Step 1: Immediate Mitigation. This is your duty. Put tarps on the roof to prevent water intrusion. Take photos and videos of everything – the sky during the storm, the hail on the ground, every dent on every side of the house. If you hire someone for emergency repairs, keep receipts. Failure to mitigate can give the insurer grounds to deny additional damage.
Step 2: Notify Your Insurer. Call or use their app. Give the facts, not a story. "Hailstorm at approximately 3 PM on [date] caused visible damage to roof and siding. I have placed temporary tarps." Have your policy number ready.
Step 3: The Adjuster's Visit. They work for the insurance company. Be polite, professional, and present your evidence (photos, videos, receipts). Walk with them. Point out everything.

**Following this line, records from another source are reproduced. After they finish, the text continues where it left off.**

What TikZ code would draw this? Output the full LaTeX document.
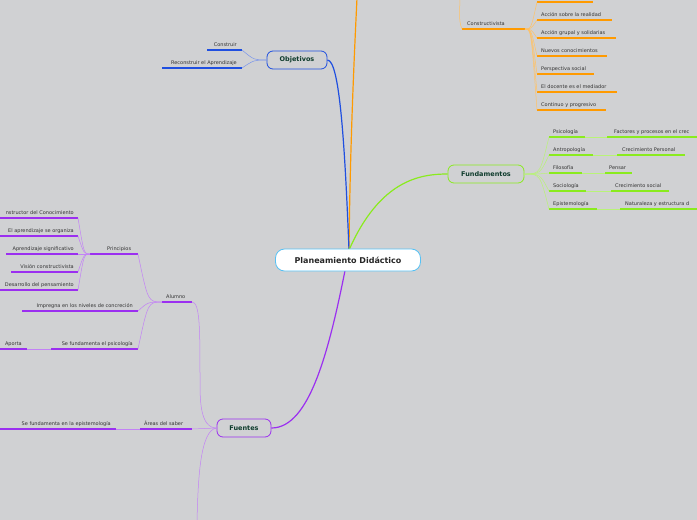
\documentclass[tikz,border=0pt]{standalone}
\usepackage{fontspec}
\setmainfont{DejaVu Sans}
\definecolor{bg}{HTML}{D0D1D3}
\definecolor{cor}{HTML}{FF9A00}
\definecolor{cbl}{HTML}{1F4FE0}
\definecolor{cgr}{HTML}{8AEB1E}
\definecolor{cpu}{HTML}{9B2FF0}
\definecolor{ctx}{HTML}{0E3B2C}
\tikzset{
 lt/.style={font=\fontsize{5}{5.5}\selectfont, text=black!80, inner sep=0pt},
 ul/.style={line width=1.1pt},
 cn/.style={line width=0.5pt},
 topic/.style={draw, rounded corners=6pt, fill=bg, line width=0.8pt, font=\fontsize{6.5}{7}\bfseries\selectfont, text=ctx, minimum height=18pt},
}
% \lf{name}{x1}{x2}{y}{text}{color}{textx}
\newcommand\lf[7]{%
 \draw[ul,#6] (#2,#4) coordinate (#1-l) -- (#3,#4) coordinate (#1-r);
 \node[lt,anchor=base west] (#1) at (#7,#4-4) {#5};}
\newcommand\lfr[7]{%
 \draw[ul,#6] (#2,#4) coordinate (#1-l) -- (#3,#4) coordinate (#1-r);
 \node[lt,anchor=base east] (#1) at (#7,#4-4) {#5};}
\begin{document}
\begin{tikzpicture}[x=1pt,y=-1pt]
\fill[bg] (0,0) rectangle (697,520);
\useasboundingbox (0,0) rectangle (697,520);
\clip (0,0) rectangle (697,520);
% main branches
\coordinate (top) at (357,-2);
\coordinate (bot) at (197,522);
\node[topic, draw=cbl, minimum width=60pt] (obj) at (297,60) {Objetivos};
\node[topic, draw=cgr, minimum width=76pt] (fun) at (486,174) {Fundamentos};
\node[topic, draw=cpu, minimum width=54pt] (fue) at (244,428) {Fuentes};
\draw[cor, line width=1.2pt] (349,250) .. controls (350,150) and (354,60) .. (top);
\draw[cbl, line width=1.2pt] (349,250) .. controls (345,150) and (340,60) .. (obj.east);
\draw[cgr, line width=1.2pt] (349,250) .. controls (380,180) and (420,174) .. (fun.west);
\draw[cpu, line width=1.2pt] (349,250) .. controls (330,350) and (310,428) .. (fue.east);
\node[topic, draw=cbl!50!cyan!70!white, font=\fontsize{8}{9}\bfseries\selectfont, text=black!85, minimum width=145pt, minimum height=22pt, rounded corners=9pt, fill=white] (c) at (348,260) {Planeamiento Didáctico};
% orange
\lf{con}{462}{525}{29}{Constructivista}{cor}{467}
\draw[cn,cor!60] (con-l) .. controls (458,20) and (460,8) .. (460,-2);
\lf{o0}{537}{593}{2}{}{cor}{541}
\lf{o1}{537}{612}{20}{Acción sobre la realidad}{cor}{541}
\lf{o2}{537}{616}{38}{Acción grupal y solidarias}{cor}{541}
\lf{o3}{537}{607}{56}{Nuevos conocimientos}{cor}{541}
\lf{o4}{537}{594}{74}{Perspectiva social}{cor}{541}
\lf{o5}{537}{617}{92}{El docente es el mediador}{cor}{541}
\lf{o6}{537}{606}{110}{Continuo y progresivo}{cor}{541}
\foreach \n in {o0,o1,o2,o3,o4,o5,o6}
 \draw[cn,cor!60] (con-r) .. controls (531,29) and (531,29) .. (\n-l);
% blue
\lfr{b1}{207}{242}{50}{Construir}{cbl}{237}
\lfr{b2}{162}{242}{68}{Reconstruir el Aprendizaje}{cbl}{237}
\foreach \n in {b1,b2} \draw[cn,cbl!60] (obj.west) .. controls (254,60) and (254,60) .. (\n-r);
% green
\lf{g1}{549}{585}{137}{Psicología}{cgr}{553}
\lf{g2}{549}{593}{155}{Antropología}{cgr}{553}
\lf{g3}{549}{582}{173}{Filosofía}{cgr}{553}
\lf{g4}{549}{586}{191}{Sociología}{cgr}{553}
\lf{g5}{549}{597}{209}{Epistemología}{cgr}{553}
\foreach \n in {g1,g2,g3,g4,g5} \draw[cn,cgr!60] (fun.east) .. controls (540,174) and (540,174) .. (\n-l);
\lf{h1}{607}{700}{137}{Factores y procesos en el crec}{cgr}{614}
\lf{h2}{617}{685}{155}{Crecimiento Personal}{cgr}{622}
\lf{h3}{605}{632}{173}{Pensar}{cgr}{609}
\lf{h4}{611}{669}{191}{Crecimiento social}{cgr}{615}
\lf{h5}{620}{700}{209}{Naturaleza y estructura d}{cgr}{625}
\foreach \i in {1,...,5} \draw[cn,cgr!60] (g\i-r) -- (h\i-l);
% purple
\lf{alu}{162}{192}{302}{Alumno}{cpu}{166}
\lf{are}{140}{192}{429}{Áreas del saber}{cpu}{144}
\draw[cn,cpu!60] (fue.west) .. controls (200,428) and (200,400) .. (200,380) .. controls (200,330) and (200,302) .. (alu-r);
\draw[cn,cpu!60] (fue.west) -- (are-r);
\draw[cn,cpu!60] (fue.west) .. controls (200,430) and (198,480) .. (bot);
\lfr{epi}{0}{116}{429}{Se fundamenta en la epistemología}{cpu}{111}
\draw[cn,cpu!60] (are-l) -- (epi-r);
\lf{pri}{90}{138}{254}{Principios}{cpu}{107}
\lfr{imp}{22}{138}{311}{Impregna en los niveles de concreción}{cpu}{133}
\lfr{sfp}{51}{138}{349}{Se fundamenta el psicología}{cpu}{133}
\foreach \n in {pri,imp,sfp} \draw[cn,cpu!60] (alu-l) .. controls (148,302) and (148,302) .. (\n-r);
\lfr{apo}{0}{27}{349}{Aporta}{cpu}{22}
\draw[cn,cpu!60] (sfp-l) -- (apo-r);
\lfr{p1}{0}{78}{218}{nstructor del Conocimiento}{cpu}{74}
\lfr{p2}{0}{78}{236}{El aprendizaje se organiza}{cpu}{74}
\lfr{p3}{6}{78}{254}{Aprendizaje significativo}{cpu}{74}
\lfr{p4}{11}{78}{272}{Visión constructivista}{cpu}{74}
\lfr{p5}{0}{78}{290}{Desarrollo del pensamiento}{cpu}{74}
\foreach \n in {p1,p2,p3,p4,p5} \draw[cn,cpu!60] (pri-l) .. controls (84,254) and (84,254) .. (\n-r);
\end{tikzpicture}
\end{document}
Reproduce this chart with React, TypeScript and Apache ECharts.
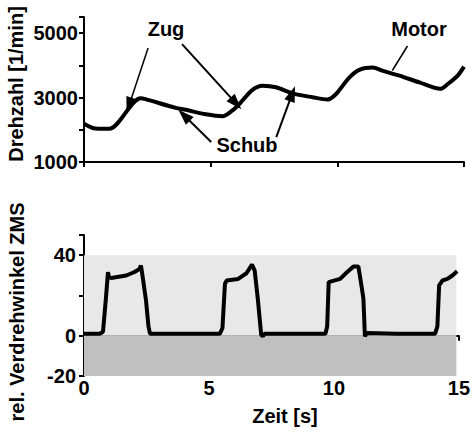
import React, { useEffect, useRef } from "react";
import * as echarts from "echarts";

const xTicks = [0, 5, 10, 15];

// Top: engine speed (Motor)
const motorTime = [0, 0.46, 0.99, 2.24, 2.43, 3.62, 4.02, 4.81, 5.47, 5.86, 6.13, 6.65, 7.05, 7.58, 8.23, 9.02, 9.62, 9.95, 10.47, 10.87, 11.4, 11.8, 12.45, 13.24, 14.06, 14.36, 14.75, 15];
const motorRpm = [2190, 2040, 2030, 2980, 2950, 2680, 2620, 2480, 2420, 2600, 2800, 3240, 3370, 3320, 3130, 3010, 2940, 3110, 3620, 3860, 3930, 3830, 3680, 3470, 3270, 3420, 3680, 3960];

// Bottom: relative twist angle ZMS
const zmsTime = [0, 0.3, 0.63, 0.76, 0.87, 0.96, 1.0, 1.09, 1.69, 2.0, 2.21, 2.28, 2.35, 2.48, 2.58, 2.64, 3.5, 4.5, 5.44, 5.54, 5.64, 5.71, 6.17, 6.5, 6.72, 6.83, 6.96, 7.09, 7.16, 7.22, 8.5, 9.66, 9.73, 9.79, 10.25, 10.52, 10.78, 10.98, 11.11, 11.18, 11.24, 11.32, 12.5, 14.05, 14.14, 14.21, 14.34, 14.54, 14.74, 14.93];
const zmsAngle = [1, 1, 1, 2, 17.6, 31.5, 29, 28.7, 29.9, 31.5, 33, 34.8, 29, 17.6, 4.6, 1, 1, 1, 1, 3.8, 25.8, 27.4, 28.2, 31, 35.3, 32.3, 17.6, 0.5, -0.3, 1, 1, 1, 4.6, 26.6, 28.2, 31.5, 34.3, 34.3, 24.2, 18.4, -0.3, 1.3, 1, 1, 4.6, 25, 27.4, 28.2, 29.9, 32];

// Annotation arrows (data coordinates: [time, rpm])
const arrowsTop: { from: [number, number]; to: [number, number]; width: number; head: boolean }[] = [
  { from: [2.53, 4540], to: [1.78, 2760], width: 1.5, head: true },
  { from: [3.87, 4660], to: [6.0, 2820], width: 2, head: true },
  { from: [12.77, 4600], to: [12.17, 3840], width: 1.5, head: false },
  { from: [5.02, 1620], to: [3.95, 2450], width: 2, head: true },
  { from: [7.59, 1770], to: [8.22, 3120], width: 2, head: true },
];

const FONT = "'Liberation Sans', Arial, sans-serif";
const FS = 20;

export default function App() {
  const ref = useRef<HTMLDivElement>(null);
  useEffect(() => {
    if (!ref.current) return;
    const chart = echarts.init(ref.current, null, { renderer: "svg" });
    const axisLine = { show: true, lineStyle: { color: "#000", width: 2 } };
    const axisTick = { show: true, inside: false, length: 5, lineStyle: { color: "#000", width: 2 } };
    const labelStyle = { color: "#000", fontFamily: FONT, fontWeight: "bold" as const, fontSize: FS };
    const textStyle = (t: string, x: number, y: number, rot = 0) => ({
      type: "text",
      x,
      y,
      rotation: rot,
      style: {
        text: t,
        font: `bold ${FS}px ${FONT}`,
        fill: "#000",
        align: "center",
        verticalAlign: "middle",
      },
    });
    chart.setOption({
      animation: false,
      backgroundColor: "#fff",
      grid: [
        { left: 84, right: 9, top: 17, height: 145 },
        { left: 84, right: 9, top: 235, height: 141 },
      ],
      xAxis: [
        {
          gridIndex: 0,
          type: "value",
          min: 0,
          max: 15,
          interval: 5,
          axisLine,
          axisTick,
          axisLabel: { show: false },
          splitLine: { show: false },
        },
        {
          gridIndex: 1,
          type: "value",
          min: 0,
          max: 15,
          interval: 5,
          axisLine,
          axisTick,
          axisLabel: { ...labelStyle, margin: 2, formatter: (v: number) => (xTicks.includes(v) ? String(v) : "") },
          splitLine: { show: false },
        },
      ],
      yAxis: [
        {
          gridIndex: 0,
          type: "value",
          min: 1000,
          max: 5500,
          interval: 1000,
          axisLine,
          axisTick,
          axisLabel: {
            ...labelStyle,
            margin: 6,
            formatter: (v: number) => (v === 1000 || v === 3000 || v === 5000 ? String(v) : ""),
          },
          splitLine: { show: false },
        },
        {
          gridIndex: 1,
          type: "value",
          min: -20,
          max: 50,
          interval: 20,
          axisLine,
          axisTick,
          axisLabel: {
            ...labelStyle,
            margin: 8,
            formatter: (v: number) => (v === 40 || v === 0 || v === -20 ? String(v) : ""),
          },
          splitLine: { show: false },
        },
      ],
      series: [
        {
          type: "line",
          xAxisIndex: 0,
          yAxisIndex: 0,
          data: motorTime.map((t, i) => [t, motorRpm[i]]),
          showSymbol: false,
          smooth: 0.3,
          lineStyle: { color: "#000", width: 4 },
          silent: true,
          markLine: {
            silent: true,
            animation: false,
            label: { show: false },
            data: arrowsTop.map((a) => [
              { coord: a.from, symbol: "none", lineStyle: { color: "#000", width: a.width, type: "solid" } },
              { coord: a.to, symbol: a.head ? "triangle" : "none", symbolSize: [11, 16] },
            ]),
          },
        },
        {
          type: "line",
          xAxisIndex: 1,
          yAxisIndex: 1,
          data: zmsTime.map((t, i) => [t, zmsAngle[i]]),
          showSymbol: false,
          lineStyle: { color: "#000", width: 4 },
          silent: true,
          z: 5,
          markArea: {
            silent: true,
            data: [
              [
                { coord: [0, 0], itemStyle: { color: "#e8e8e8" } },
                { coord: [14.9, 40] },
              ],
              [
                { coord: [0, -20], itemStyle: { color: "#c0c0c0" } },
                { coord: [14.9, 0] },
              ],
            ],
          },
        },
      ],
      graphic: [
        textStyle("Drehzahl [1/min]", 16, 84, Math.PI / 2),
        textStyle("rel. Verdrehwinkel ZMS", 17, 312, Math.PI / 2),
        textStyle("Zeit [s]", 285, 416),
        textStyle("Zug", 166, 29),
        textStyle("Motor", 419, 29),
        textStyle("Schub", 247, 145),
        textStyle("Zug", 296, 289),
        textStyle("Schub", 300, 356),
      ],
    });
    return () => chart.dispose();
  }, []);
  return <div ref={ref} style={{ width: 473, height: 435, position: "absolute", left: 0, top: 0 }} />;
}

If you have a contractor you trust, have them there to provide a repair estimate. The adjuster will write an estimate using software like Xactimate.
Step 4: Review the Estimate. This is critical. The insurer's first estimate is often low. It may miss line items or use lower-quality material pricing. Get 2-3 detailed estimates from reputable local contractors. If their estimates are higher (they usually are), submit them to your adjuster with a polite, documented request for a re-evaluation. This is a normal part of the process.
Step 5: The Payment. For a large loss, you'll often get multiple checks. An initial check for the Actual Cash Value (ACV), minus your deductible. Once repairs are complete, you submit the final invoice to get the recoverable depreciation (the difference between ACV and RCV). Keep all communication in writing (email is perfect).
The system isn't designed to be adversarial, but it is designed to minimize the insurer's payout. Your job is to document meticulously and advocate persistently for what your policy entitles you to.